Part of this is show business. The Clinton Show is, by itself, the greatest political show on earth. Put Barack Obama on the bill, and you’ve got some of the most fascinating political theater in my lifetime.

Here’s another question to concern Republicans: What happens when it becomes a two man race? Will “Romney vs. McCain” increase the interest in the race, or weaken it? The turnout trend could actually get worse.

Where will Republicans make up the difference in November? The GOP has only one hope, and her name is Hillary Clinton.

In Iowa, more Democrats participated than Republicans, but turnout was up from about 89,000 to 114,000 for the GOP. The next week, GOP turnout was almost identical to the year 2000.

Michael Graham is a talk-radio host in Boston.

John Hood

The conservative movement constitutes an alliance of those who accept unchangeable facts rather than trying to wish fantasy into reality, remake human nature, or avoid economic tradeoffs. Traditionalists embrace timeless morals, even when they deny one immediate gratification. Libertarians embrace the sovereignty of consumer demand and the sometimes-disorienting effects of technological change, even when the result isn’t to one’s personal liking. And hawks embrace the reality that America lives in a dangerous neighborhood, one full of bullies, pirates, and fanatics who respond to gestures of good will with contempt, larceny, and brutality.

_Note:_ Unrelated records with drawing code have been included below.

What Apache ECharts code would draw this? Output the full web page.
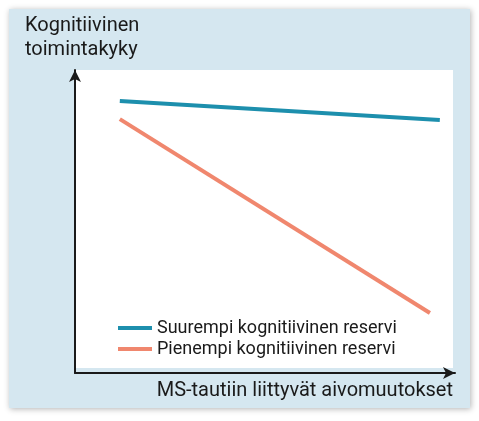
<!DOCTYPE html>
<html><head><meta charset="utf-8">
<script src="https://cdn.jsdelivr.net/npm/echarts@6/dist/echarts.min.js"></script>
<style>html,body{margin:0;padding:0;background:#fff}#c{width:479px;height:421px}</style>
</head><body><div id="c"></div>
<script>
var chart = echarts.init(document.getElementById('c'));
var seriesNames = ['Suurempi kognitiivinen reservi', 'Pienempi kognitiivinen reservi'];
var highReserve = [[11.8, 89.8], [96, 83.5]];
var lowReserve = [[11.8, 83.8], [93.4, 19.8]];
var font = '"Liberation Sans Narrow", Roboto, sans-serif';

chart.setOption({
  animation: false,
  backgroundColor: '#fff',
  graphic: [
    { type: 'rect', z: -10, shape: { x: 9, y: 9, width: 461, height: 399 },
      style: { fill: '#d5e7f0', shadowBlur: 6, shadowColor: 'rgba(0,0,0,0.3)', shadowOffsetX: 1, shadowOffsetY: 1 } },
    { type: 'rect', z: -9, shape: { x: 75, y: 70, width: 378, height: 298 }, style: { fill: '#fff' } },
    { type: 'text', left: 25, top: 14, style: { text: 'Kognitiivinen\ntoimintakyky', font: '20px ' + font, fill: '#1a1a1a', lineHeight: 24 } },
    { type: 'text', right: 26, top: 381, style: { text: 'MS-tautiin liittyvät aivomuutokset', font: '20px ' + font, fill: '#1a1a1a' } }
  ],
  grid: { left: 75, top: 70, right: 24, bottom: 48 },
  legend: {
    orient: 'vertical', left: 113, top: 314, itemGap: 3, itemWidth: 34, itemHeight: 4,
    icon: 'rect', textStyle: { fontFamily: font, fontSize: 18, color: '#1a1a1a' },
    data: seriesNames
  },
  xAxis: {
    type: 'value', min: 0, max: 100,
    axisLine: { lineStyle: { color: '#1a1a1a', width: 2 }, symbol: ['none', 'arrow'], symbolSize: [9, 12] },
    axisTick: { show: false }, axisLabel: { show: false }, splitLine: { show: false }
  },
  yAxis: {
    type: 'value', min: 0, max: 100,
    axisLine: { show: true, lineStyle: { color: '#1a1a1a', width: 2 }, symbol: ['none', 'arrow'], symbolSize: [9, 12] },
    axisTick: { show: false }, axisLabel: { show: false }, splitLine: { show: false }
  },
  series: [
    { name: seriesNames[0], type: 'line', data: highReserve, symbol: 'none', color: '#1d8fad', lineStyle: { width: 4 } },
    { name: seriesNames[1], type: 'line', data: lowReserve, symbol: 'none', color: '#f0876e', lineStyle: { width: 4 } }
  ]
});
</script></body></html>
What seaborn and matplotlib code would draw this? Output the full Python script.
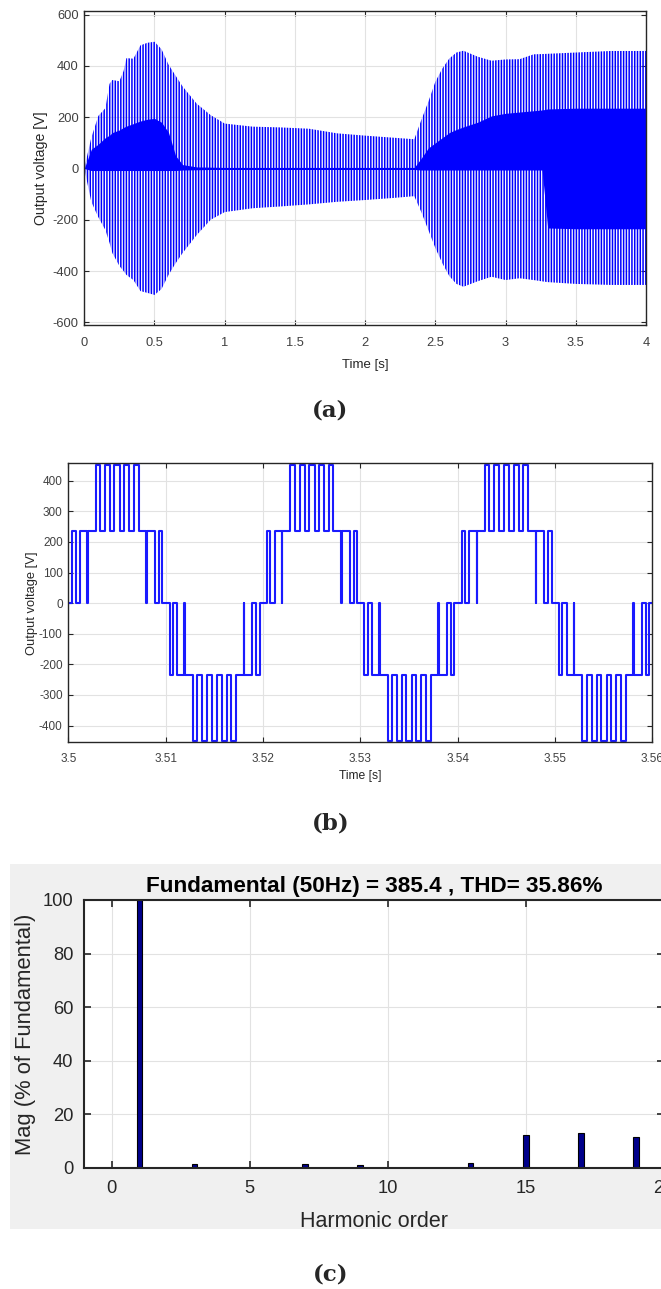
import matplotlib
matplotlib.use("Agg")
import matplotlib.pyplot as plt
from matplotlib.patches import Rectangle
import numpy as np
import seaborn as sns

# ---- (a) output voltage 0..4 s : envelopes ----
t_env = [0.0, 0.05, 0.1, 0.15, 0.18, 0.2, 0.25, 0.28, 0.3, 0.35, 0.4, 0.45, 0.5, 0.55,
         0.6, 0.65, 0.7, 0.8, 0.9, 1.0, 1.2, 1.4, 1.6, 1.8, 2.0, 2.2, 2.35, 2.4, 2.45,
         2.5, 2.55, 2.6, 2.65, 2.7, 2.8, 2.9, 3.0, 3.1, 3.2, 3.26, 3.3, 3.5, 3.75, 4.0]
upper_peak = [0, 120, 205, 235, 330, 345, 340, 380, 430, 428, 480, 490, 494, 465,
              405, 362, 320, 253, 208, 175, 163, 160, 155, 137, 128, 120, 114, 189, 260,
              338, 390, 429, 452, 459, 436, 420, 425, 426, 445, 446, 447, 452, 458, 458]
upper_dense = [0, 75, 95, 120, 130, 140, 150, 160, 165, 175, 185, 192, 195, 180,
               140, 50, 15, 6, 5, 4, 4, 4, 4, 4, 4, 4, 4, 40, 80,
               100, 120, 140, 152, 162, 180, 205, 215, 220, 225, 228, 232, 235, 235, 235]
lower_dense = [0, -8, -8, -8, -8, -8, -8, -8, -8, -8, -8, -8, -8, -8,
               -8, -8, -6, -5, -4, -4, -4, -4, -4, -4, -4, -4, -4, -6, -6,
               -6, -6, -6, -6, -6, -6, -6, -6, -6, -6, -6, -232, -235, -235, -235]
lower_peak = [0, -130, -190, -240, -290, -330, -380, -400, -415, -435, -478, -485, -493, -470,
              -415, -370, -330, -260, -200, -170, -155, -148, -140, -130, -123, -115, -108, -170, -240,
              -310, -370, -420, -450, -461, -440, -422, -435, -428, -435, -440, -443, -450, -454, -454]

# ---- (b) zoom 3.50..3.56 s : one half cycle of switching edges (ms, volts) ----
half_edges_ms = [0.0, 0.41, 0.75, 1.20, 1.93, 1.99, 2.81, 3.25, 3.77, 4.28, 4.73,
                 5.31, 5.75, 6.27, 6.75, 7.23, 8.02, 8.08, 8.90, 9.32, 9.66]
half_levels = [0, 235, 0, 235, 0, 235, 452, 235, 452, 235, 452,
               235, 452, 235, 452, 235, 0, 235, 0, 235, 0]
cycle_starts = [3.50, 3.52, 3.54]

# ---- (c) FFT spectrum ----
harmonics = [1, 3, 7, 9, 13, 15, 17, 19]
magnitudes = [100, 1.3, 1.6, 1.1, 2.0, 12.2, 13.0, 11.4]

sns.set_theme(style="ticks")
plt.rcParams['font.family'] = ['Liberation Sans', 'DejaVu Sans']
plt.rcParams['axes.unicode_minus'] = False
plt.rcParams['hatch.linewidth'] = 1.1
plt.rcParams['hatch.color'] = '#0000ff'

fig = plt.figure(figsize=(6.61, 12.89), dpi=100)
# grey panel behind the spectrum plot
fig.patches.append(Rectangle((10 / 661, 0.0466), 1.0, 0.2832, transform=fig.transFigure,
                             facecolor='#f0f0f0', edgecolor='none', zorder=-1))
ax_a = fig.add_axes([0.1275, 0.7479, 0.8498, 0.2436])
ax_b = fig.add_axes([0.1033, 0.4241, 0.8838, 0.2165])
ax_c = fig.add_axes([0.1275, 0.0939, 0.8766, 0.2079])


def matlab_box(ax, size, labelcolor):
    ax.set_facecolor('white')
    ax.grid(True, color='#e2e2e2', lw=0.8)
    ax.set_axisbelow(True)
    ax.tick_params(direction='in', top=True, right=True, length=3.5, width=0.8,
                   color='#262626', labelsize=size, labelcolor=labelcolor, pad=4)
    for s in ax.spines.values():
        s.set_visible(True)
        s.set_color('#262626')
        s.set_linewidth(1.0)


# (a)
ax_a.fill_between(t_env, lower_peak, upper_peak, facecolor='none', edgecolor='#0000ff',
                  hatch='||||||', linewidth=0)
ax_a.fill_between(t_env, lower_dense, upper_dense, color='#0000ff', linewidth=0)
ax_a.set_xlim(0, 4)
ax_a.set_ylim(-610, 614)
ax_a.set_xticks([0, 0.5, 1, 1.5, 2, 2.5, 3, 3.5, 4])
ax_a.set_xticklabels(['0', '0.5', '1', '1.5', '2', '2.5', '3', '3.5', '4'])
ax_a.set_yticks([-600, -400, -200, 0, 200, 400, 600])
matlab_box(ax_a, 9.3, '#404040')
ax_a.tick_params(axis='x', pad=9)
ax_a.set_xlabel('Time [s]', fontsize=9.5, color='#262626', labelpad=7)
ax_a.set_ylabel('Output voltage [V]', fontsize=10.2, color='#262626', labelpad=3)

# (b)
t_b, v_b = [], []
for start in cycle_starts:
    t_b += [start + ms / 1000 for ms in half_edges_ms]
    v_b += half_levels
    t_b += [start + 0.01 + ms / 1000 for ms in half_edges_ms]
    v_b += [-v for v in half_levels]
t_b.append(3.56)
v_b.append(0)
sns.lineplot(x=t_b, y=v_b, ax=ax_b, estimator=None, sort=False, drawstyle='steps-post',
             color='#1a1aff', lw=1.5)
ax_b.set_xlim(3.5, 3.56)
ax_b.set_ylim(-455, 457)
ax_b.set_xticks([3.5, 3.51, 3.52, 3.53, 3.54, 3.55, 3.56])
ax_b.set_xticklabels(['3.5', '3.51', '3.52', '3.53', '3.54', '3.55', '3.56'])
ax_b.set_yticks([-400, -300, -200, -100, 0, 100, 200, 300, 400])
matlab_box(ax_b, 8.5, '#404040')
ax_b.tick_params(axis='x', pad=8)
ax_b.set_xlabel('Time [s]', fontsize=8.7, color='#262626', labelpad=3)
ax_b.set_ylabel('Output voltage [V]', fontsize=9.3, color='#262626', labelpad=1)

# (c)
sns.barplot(x=harmonics, y=magnitudes, ax=ax_c, native_scale=True, width=0.1,
            color='#00008b', saturation=1, edgecolor='black', linewidth=0.8)
ax_c.set_xlim(-1, 20)
ax_c.set_ylim(0, 100)
ax_c.set_xticks([0, 5, 10, 15, 20])
ax_c.set_xticklabels(['0', '5', '10', '15', '20'])
ax_c.set_yticks([0, 20, 40, 60, 80, 100])
matlab_box(ax_c, 13.2, '#262626')
ax_c.tick_params(length=5, width=1.2)
ax_c.tick_params(axis='x', pad=9)
ax_c.tick_params(axis='y', pad=8)
for s in ax_c.spines.values():
    s.set_linewidth(1.5)
ax_c.set_title('Fundamental (50Hz) = 385.4 , THD= 35.86%', fontsize=16.2,
               fontweight='bold', color='black', pad=6)
ax_c.set_xlabel('Harmonic order', fontsize=15.5, color='#262626', labelpad=10)
ax_c.set_ylabel('Mag (% of Fundamental)', fontsize=15.8, color='#262626', labelpad=5)

for label, y in [('(a)', 0.6819), ('(b)', 0.3615), ('(c)', 0.0109)]:
    fig.text(0.5, y, label, ha='center', va='center', fontsize=16.5, fontweight='bold',
             family='DejaVu Serif')

fig.savefig('out.png', dpi=100)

So, conservatives, embrace the political reality of 2008: Either Hillary Clinton or Barack Obama is likely to be your next president. It’s not impossible for Mitt Romney or John McCain to win the general election — international events could jar the race onto a new course, for example — but political history, Bush’s unpopularity, and economic wobbliness all stack the odds against the Republicans.